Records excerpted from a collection
_____
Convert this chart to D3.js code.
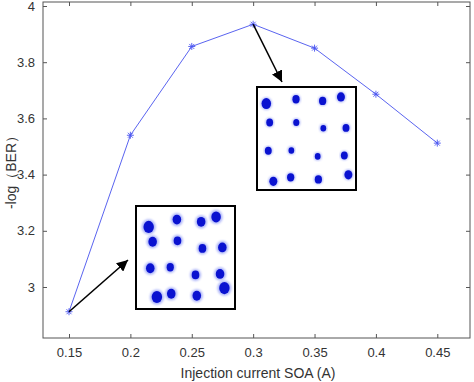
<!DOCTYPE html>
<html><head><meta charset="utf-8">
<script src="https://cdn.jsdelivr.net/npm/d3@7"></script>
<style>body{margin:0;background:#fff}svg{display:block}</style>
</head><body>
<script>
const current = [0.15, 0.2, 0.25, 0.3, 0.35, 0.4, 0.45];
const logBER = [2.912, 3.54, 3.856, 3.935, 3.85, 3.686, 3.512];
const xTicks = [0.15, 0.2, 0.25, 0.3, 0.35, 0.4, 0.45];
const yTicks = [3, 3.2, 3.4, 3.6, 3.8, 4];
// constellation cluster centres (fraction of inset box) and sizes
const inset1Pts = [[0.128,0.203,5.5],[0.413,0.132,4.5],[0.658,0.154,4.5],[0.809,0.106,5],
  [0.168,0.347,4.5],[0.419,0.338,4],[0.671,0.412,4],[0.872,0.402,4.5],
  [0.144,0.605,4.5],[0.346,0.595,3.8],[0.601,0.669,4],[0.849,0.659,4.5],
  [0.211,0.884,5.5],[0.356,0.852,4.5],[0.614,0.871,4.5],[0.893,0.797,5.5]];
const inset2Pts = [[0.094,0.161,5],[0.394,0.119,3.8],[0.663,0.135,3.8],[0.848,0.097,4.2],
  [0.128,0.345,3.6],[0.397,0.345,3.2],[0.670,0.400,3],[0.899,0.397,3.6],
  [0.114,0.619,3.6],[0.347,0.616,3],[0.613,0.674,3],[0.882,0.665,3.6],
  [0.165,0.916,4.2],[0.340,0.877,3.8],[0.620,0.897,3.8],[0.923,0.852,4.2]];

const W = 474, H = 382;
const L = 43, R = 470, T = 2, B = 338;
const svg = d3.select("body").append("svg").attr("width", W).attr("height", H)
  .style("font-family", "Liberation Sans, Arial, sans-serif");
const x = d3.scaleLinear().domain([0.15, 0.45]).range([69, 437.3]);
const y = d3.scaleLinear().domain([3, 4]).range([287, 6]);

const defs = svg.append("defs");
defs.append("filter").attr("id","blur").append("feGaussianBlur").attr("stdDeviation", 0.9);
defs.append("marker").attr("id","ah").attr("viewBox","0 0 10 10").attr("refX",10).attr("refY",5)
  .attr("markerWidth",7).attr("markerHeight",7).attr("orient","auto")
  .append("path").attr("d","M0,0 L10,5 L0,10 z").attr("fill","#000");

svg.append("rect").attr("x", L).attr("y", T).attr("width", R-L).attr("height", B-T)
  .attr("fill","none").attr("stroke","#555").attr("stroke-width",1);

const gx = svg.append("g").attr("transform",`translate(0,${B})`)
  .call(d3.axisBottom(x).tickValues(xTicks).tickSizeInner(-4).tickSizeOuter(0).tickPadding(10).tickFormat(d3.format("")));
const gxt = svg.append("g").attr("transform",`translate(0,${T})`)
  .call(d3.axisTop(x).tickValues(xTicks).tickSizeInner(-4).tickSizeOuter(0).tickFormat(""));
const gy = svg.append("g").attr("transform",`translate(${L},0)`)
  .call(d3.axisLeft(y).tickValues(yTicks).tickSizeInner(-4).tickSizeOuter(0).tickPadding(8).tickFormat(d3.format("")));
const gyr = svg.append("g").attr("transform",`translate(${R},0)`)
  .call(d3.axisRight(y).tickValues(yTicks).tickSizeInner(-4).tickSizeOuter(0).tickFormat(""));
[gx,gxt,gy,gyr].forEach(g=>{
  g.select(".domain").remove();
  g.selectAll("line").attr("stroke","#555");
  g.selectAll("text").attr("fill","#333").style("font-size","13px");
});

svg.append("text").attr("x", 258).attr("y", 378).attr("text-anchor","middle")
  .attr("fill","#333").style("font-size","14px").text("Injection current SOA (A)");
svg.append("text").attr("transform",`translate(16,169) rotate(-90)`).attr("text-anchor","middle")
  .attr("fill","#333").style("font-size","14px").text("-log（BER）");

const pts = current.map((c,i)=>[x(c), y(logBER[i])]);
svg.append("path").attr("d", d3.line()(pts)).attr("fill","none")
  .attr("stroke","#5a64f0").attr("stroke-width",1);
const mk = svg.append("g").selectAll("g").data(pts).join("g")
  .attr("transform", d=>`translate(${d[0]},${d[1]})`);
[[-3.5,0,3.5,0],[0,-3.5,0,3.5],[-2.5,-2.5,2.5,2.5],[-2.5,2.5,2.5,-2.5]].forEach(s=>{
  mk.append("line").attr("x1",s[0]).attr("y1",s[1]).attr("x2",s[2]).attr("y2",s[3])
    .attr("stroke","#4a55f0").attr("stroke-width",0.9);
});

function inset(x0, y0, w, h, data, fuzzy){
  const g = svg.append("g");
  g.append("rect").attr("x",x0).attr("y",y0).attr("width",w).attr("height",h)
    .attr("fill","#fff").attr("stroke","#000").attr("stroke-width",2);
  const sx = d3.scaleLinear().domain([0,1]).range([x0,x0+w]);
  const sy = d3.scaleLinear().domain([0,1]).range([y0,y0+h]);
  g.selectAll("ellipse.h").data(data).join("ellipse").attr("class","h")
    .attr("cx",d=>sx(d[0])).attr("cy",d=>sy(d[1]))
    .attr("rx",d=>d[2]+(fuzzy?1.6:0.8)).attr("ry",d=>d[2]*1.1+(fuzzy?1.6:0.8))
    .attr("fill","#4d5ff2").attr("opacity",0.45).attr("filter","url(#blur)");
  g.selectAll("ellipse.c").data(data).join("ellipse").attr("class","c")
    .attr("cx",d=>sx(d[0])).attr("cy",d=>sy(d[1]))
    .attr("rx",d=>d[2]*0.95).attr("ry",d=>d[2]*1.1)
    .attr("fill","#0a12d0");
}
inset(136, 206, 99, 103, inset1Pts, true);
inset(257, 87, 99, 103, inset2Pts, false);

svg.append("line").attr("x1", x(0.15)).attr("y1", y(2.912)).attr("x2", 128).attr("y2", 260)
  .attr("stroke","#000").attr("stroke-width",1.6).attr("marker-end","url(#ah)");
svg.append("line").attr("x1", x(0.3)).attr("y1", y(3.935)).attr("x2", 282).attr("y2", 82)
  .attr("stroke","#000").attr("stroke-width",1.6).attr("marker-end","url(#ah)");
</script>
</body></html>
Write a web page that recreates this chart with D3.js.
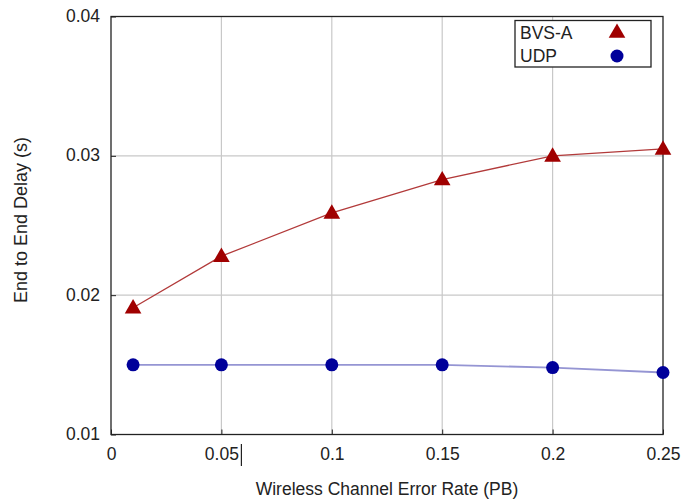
_____
_TASK OBJECTIVE_. Copy out each line of the entries that holds "chart".

_RESPONSE TO THIS EXERCISE_.
Convert this chart to D3.js code.
Write a web page that recreates this chart with D3.js.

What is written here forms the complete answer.